**Goal of the exercise**.
Each line that holds the word "this" counts once; report the total and nothing else.
--- begin Dataset entries ---
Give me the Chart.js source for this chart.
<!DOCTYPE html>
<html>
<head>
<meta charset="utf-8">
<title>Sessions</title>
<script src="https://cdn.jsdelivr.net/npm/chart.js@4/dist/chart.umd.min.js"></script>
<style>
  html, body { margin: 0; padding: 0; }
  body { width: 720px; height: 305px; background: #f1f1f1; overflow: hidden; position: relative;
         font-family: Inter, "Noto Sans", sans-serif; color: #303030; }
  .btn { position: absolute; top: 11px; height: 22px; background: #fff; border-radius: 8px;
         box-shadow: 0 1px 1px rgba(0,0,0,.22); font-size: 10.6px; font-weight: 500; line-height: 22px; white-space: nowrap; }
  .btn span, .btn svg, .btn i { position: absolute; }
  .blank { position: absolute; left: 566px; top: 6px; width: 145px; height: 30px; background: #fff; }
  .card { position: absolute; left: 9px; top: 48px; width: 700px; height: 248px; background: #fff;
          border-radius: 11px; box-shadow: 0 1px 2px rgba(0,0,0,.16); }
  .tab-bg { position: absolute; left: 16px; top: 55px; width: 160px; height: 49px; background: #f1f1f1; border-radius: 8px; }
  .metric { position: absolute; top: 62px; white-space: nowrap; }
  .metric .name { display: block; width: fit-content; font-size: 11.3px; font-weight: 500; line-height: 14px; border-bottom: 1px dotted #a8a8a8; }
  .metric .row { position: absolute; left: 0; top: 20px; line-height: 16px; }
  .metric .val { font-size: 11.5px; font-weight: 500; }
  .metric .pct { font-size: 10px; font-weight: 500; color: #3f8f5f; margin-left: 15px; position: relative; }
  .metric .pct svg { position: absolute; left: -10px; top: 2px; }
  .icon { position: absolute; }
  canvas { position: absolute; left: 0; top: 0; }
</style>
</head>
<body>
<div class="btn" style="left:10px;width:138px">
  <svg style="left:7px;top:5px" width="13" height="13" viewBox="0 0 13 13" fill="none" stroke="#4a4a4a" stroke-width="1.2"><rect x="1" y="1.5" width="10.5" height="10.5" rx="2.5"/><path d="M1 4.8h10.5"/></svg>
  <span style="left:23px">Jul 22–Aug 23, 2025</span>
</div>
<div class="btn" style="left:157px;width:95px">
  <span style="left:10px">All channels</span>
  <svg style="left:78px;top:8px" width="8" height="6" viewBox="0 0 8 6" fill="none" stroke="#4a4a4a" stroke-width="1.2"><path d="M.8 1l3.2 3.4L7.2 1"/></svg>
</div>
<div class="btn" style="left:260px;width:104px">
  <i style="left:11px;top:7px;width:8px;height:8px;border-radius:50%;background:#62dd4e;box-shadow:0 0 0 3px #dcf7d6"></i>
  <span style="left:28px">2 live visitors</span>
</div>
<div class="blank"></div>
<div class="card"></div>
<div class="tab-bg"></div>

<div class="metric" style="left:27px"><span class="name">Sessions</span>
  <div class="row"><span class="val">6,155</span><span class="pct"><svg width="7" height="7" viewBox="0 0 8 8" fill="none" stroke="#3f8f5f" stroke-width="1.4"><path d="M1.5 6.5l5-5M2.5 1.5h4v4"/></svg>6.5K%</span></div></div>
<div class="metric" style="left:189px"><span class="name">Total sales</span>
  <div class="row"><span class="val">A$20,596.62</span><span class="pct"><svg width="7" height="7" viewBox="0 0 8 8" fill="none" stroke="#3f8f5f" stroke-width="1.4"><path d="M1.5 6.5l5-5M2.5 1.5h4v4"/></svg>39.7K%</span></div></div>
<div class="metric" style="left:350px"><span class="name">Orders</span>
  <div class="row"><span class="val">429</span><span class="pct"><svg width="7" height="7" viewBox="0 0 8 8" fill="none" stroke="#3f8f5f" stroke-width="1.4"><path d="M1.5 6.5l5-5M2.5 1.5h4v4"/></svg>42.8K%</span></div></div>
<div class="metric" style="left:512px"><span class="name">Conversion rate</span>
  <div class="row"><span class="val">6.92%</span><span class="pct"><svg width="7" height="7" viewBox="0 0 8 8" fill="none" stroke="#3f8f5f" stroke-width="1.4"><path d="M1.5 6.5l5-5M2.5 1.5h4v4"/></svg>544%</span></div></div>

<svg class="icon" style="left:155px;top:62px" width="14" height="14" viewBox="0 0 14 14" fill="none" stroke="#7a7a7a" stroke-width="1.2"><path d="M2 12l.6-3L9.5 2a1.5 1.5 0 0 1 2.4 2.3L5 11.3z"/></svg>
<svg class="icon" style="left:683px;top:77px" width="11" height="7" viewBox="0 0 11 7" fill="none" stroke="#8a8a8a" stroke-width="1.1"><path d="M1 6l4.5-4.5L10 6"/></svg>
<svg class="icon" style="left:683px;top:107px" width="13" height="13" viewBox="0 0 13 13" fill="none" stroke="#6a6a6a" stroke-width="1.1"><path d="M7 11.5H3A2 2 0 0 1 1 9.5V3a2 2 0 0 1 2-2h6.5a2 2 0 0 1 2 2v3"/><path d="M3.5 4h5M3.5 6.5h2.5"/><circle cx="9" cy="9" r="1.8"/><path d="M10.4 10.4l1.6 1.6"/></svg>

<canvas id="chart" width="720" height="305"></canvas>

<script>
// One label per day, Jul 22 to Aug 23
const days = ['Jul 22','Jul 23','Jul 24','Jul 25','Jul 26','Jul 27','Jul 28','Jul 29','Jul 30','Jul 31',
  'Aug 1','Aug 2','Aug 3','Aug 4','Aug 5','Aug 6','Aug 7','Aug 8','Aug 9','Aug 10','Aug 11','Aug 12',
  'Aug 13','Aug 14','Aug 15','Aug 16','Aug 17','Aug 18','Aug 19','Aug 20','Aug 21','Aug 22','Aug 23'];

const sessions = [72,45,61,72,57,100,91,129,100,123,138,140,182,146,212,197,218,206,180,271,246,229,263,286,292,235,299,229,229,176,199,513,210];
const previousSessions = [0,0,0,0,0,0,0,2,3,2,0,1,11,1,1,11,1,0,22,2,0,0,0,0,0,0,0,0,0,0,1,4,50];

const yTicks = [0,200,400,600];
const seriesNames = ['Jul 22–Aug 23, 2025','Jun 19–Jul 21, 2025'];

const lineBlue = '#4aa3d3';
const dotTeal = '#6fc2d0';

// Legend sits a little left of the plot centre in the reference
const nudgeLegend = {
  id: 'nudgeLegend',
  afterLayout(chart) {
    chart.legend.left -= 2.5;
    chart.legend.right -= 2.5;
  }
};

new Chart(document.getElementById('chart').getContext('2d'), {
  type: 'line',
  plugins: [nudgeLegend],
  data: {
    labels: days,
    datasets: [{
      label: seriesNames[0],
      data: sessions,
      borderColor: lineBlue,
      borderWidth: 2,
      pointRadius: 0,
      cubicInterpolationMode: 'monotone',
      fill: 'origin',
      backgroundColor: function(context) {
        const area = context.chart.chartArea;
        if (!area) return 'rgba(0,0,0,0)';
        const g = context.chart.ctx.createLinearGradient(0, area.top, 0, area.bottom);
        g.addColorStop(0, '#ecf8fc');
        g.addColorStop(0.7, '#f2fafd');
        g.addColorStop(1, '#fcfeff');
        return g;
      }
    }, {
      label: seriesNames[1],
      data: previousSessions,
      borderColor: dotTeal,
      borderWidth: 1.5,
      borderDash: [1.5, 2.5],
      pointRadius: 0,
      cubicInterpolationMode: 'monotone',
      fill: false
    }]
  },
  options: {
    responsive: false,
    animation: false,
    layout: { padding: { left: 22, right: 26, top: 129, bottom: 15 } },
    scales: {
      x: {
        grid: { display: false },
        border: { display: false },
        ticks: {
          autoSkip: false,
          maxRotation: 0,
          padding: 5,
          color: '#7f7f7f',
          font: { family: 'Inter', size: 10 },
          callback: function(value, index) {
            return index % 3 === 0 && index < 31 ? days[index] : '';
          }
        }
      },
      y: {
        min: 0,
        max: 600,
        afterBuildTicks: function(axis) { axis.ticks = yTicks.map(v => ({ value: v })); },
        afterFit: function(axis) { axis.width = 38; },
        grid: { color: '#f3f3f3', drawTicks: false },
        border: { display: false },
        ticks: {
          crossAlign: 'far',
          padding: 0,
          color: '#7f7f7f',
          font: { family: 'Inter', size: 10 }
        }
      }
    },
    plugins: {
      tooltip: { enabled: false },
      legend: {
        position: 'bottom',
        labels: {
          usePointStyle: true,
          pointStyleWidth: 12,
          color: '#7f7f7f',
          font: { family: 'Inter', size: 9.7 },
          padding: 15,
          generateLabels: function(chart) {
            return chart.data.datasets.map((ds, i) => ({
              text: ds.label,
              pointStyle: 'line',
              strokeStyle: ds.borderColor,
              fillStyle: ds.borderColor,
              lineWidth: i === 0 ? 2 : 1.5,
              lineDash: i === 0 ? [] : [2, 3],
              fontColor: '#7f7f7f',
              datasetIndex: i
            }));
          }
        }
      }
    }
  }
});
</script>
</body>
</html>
--- end Dataset entries ---
--- begin Dataset entries ---
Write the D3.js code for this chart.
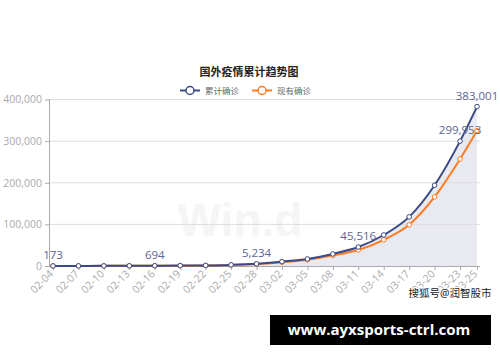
--- end Dataset entries ---
**Completed task**.
2